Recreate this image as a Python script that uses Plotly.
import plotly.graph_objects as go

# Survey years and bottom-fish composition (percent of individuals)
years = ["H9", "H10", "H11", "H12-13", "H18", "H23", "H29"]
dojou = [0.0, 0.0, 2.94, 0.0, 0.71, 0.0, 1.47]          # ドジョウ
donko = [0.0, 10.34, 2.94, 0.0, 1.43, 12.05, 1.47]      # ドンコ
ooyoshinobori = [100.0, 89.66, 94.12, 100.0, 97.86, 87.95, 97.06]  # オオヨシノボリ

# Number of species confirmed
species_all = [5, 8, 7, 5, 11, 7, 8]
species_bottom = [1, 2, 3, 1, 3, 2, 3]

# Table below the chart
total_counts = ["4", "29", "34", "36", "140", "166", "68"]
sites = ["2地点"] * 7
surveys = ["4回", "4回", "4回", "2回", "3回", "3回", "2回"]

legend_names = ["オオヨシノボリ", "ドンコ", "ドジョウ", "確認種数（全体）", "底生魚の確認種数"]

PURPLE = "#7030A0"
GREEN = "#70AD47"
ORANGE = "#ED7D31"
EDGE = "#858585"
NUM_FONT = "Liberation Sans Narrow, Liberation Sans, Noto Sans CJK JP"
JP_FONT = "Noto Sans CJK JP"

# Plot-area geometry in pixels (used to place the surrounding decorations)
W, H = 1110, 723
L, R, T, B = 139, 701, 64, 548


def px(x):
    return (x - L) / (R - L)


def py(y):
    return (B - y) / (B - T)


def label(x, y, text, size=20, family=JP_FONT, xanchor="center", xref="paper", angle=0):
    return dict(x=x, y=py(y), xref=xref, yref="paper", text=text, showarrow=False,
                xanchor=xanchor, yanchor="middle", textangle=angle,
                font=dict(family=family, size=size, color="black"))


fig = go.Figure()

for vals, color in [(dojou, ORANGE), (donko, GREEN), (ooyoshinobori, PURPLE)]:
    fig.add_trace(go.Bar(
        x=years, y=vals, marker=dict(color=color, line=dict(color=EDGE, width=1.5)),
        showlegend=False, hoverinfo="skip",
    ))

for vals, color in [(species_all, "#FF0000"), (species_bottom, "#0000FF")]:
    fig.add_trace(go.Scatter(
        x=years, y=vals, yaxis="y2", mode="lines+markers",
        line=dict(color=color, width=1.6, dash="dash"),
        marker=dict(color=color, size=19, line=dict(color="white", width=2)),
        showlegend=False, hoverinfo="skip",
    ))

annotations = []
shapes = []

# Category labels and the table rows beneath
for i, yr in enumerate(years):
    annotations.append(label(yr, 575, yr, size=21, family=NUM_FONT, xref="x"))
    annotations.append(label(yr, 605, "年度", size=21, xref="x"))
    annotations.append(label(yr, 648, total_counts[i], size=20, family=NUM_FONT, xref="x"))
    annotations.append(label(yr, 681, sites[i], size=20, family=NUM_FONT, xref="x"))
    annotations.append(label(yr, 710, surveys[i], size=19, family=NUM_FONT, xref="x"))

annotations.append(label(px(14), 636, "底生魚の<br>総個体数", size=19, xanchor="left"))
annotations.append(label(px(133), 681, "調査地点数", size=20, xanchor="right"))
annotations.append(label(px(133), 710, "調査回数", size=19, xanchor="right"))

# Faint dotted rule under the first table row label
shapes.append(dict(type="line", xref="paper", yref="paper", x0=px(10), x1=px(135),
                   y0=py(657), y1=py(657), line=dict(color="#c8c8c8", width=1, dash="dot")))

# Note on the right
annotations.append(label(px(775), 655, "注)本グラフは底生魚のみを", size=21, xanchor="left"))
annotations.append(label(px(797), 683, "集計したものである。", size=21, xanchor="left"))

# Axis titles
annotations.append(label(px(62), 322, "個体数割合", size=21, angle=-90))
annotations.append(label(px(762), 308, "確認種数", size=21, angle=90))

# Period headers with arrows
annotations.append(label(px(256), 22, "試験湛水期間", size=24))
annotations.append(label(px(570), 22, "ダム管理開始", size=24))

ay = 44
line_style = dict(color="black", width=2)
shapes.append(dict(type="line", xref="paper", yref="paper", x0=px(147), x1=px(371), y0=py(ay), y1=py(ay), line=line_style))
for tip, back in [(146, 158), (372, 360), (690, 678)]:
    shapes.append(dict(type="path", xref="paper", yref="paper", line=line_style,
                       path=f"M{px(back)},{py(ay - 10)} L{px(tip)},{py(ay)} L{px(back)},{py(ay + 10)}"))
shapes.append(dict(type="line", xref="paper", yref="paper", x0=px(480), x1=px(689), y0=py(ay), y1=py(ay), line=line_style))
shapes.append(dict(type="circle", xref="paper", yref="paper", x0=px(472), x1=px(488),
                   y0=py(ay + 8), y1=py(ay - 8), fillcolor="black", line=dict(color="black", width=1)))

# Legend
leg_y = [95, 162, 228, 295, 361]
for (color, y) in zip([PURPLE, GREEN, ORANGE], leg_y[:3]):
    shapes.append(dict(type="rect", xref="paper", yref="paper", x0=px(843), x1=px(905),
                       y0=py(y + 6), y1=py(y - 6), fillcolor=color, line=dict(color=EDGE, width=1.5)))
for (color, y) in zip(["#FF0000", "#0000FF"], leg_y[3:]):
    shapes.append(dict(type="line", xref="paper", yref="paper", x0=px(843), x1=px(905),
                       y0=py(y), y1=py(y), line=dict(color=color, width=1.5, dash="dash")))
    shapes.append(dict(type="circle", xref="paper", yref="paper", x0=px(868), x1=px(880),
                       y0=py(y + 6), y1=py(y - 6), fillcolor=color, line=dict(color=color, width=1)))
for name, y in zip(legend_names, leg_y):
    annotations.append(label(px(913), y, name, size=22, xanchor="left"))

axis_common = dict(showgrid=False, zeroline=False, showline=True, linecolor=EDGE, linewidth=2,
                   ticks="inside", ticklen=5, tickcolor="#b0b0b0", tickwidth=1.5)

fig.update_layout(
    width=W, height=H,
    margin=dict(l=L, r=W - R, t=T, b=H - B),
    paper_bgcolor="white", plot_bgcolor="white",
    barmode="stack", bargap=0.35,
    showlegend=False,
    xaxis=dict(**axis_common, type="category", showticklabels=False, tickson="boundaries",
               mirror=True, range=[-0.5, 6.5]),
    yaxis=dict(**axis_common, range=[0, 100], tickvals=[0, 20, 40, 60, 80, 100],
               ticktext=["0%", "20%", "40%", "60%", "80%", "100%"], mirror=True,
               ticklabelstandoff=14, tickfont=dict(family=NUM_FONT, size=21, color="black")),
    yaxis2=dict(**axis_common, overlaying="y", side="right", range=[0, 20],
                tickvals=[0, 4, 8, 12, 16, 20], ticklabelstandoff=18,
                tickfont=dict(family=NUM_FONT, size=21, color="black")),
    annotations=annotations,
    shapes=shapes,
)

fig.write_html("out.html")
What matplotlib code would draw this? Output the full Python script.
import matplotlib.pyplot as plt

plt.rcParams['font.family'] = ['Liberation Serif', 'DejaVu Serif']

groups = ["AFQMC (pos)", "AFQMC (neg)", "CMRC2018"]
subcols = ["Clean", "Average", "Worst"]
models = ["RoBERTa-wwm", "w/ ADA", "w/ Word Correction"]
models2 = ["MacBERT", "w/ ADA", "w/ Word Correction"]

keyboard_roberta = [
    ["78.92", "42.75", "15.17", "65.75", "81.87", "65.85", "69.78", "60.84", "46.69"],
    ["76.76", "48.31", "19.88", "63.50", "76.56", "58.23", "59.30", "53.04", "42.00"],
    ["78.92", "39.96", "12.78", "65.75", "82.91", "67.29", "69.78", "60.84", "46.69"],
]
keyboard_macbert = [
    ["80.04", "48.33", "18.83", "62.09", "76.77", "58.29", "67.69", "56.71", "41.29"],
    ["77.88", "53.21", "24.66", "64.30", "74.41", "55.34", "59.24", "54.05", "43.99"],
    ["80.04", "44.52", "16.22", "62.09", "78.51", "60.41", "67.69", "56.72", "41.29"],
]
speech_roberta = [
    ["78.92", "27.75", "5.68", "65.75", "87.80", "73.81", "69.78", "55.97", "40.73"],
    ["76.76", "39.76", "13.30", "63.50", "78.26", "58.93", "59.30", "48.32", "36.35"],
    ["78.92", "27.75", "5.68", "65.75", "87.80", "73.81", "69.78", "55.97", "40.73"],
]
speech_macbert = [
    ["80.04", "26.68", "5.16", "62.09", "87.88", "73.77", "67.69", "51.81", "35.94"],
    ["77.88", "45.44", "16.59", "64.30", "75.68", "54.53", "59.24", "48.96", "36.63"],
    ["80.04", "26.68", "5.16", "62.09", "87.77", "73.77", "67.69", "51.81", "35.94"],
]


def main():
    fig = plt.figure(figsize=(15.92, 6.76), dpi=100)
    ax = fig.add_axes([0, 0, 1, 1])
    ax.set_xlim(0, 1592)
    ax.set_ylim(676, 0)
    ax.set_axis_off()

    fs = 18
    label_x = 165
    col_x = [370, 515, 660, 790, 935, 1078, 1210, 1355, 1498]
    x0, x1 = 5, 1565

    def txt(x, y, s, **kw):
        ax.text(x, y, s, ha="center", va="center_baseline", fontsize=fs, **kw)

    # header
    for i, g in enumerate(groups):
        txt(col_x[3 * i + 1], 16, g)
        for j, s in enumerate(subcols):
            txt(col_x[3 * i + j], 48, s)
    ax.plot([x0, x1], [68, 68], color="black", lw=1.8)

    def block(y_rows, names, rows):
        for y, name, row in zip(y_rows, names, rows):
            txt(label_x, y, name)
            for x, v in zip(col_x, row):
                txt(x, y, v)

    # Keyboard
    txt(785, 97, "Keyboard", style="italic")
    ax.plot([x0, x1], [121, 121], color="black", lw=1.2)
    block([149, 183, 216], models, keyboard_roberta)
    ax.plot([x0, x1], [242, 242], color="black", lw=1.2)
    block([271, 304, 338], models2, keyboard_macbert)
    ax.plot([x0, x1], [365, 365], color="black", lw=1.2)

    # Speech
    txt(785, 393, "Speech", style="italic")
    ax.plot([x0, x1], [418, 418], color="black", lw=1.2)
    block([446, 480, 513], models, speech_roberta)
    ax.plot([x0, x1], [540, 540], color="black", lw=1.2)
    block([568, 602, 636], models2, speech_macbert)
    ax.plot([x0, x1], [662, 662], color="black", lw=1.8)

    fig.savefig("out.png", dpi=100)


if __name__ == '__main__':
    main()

_AIM OF THE EXERCISE_:
Using the data above, reproduce exactly the lines from the line that contains "What matplotlib code" through the line that contains "plt.rcParams['font.family'] = ['Liberation", including both.

_FINAL RESULT_:
What matplotlib code would draw this? Output the full Python script.
import matplotlib.pyplot as plt

plt.rcParams['font.family'] = ['Liberation Serif', 'DejaVu Serif']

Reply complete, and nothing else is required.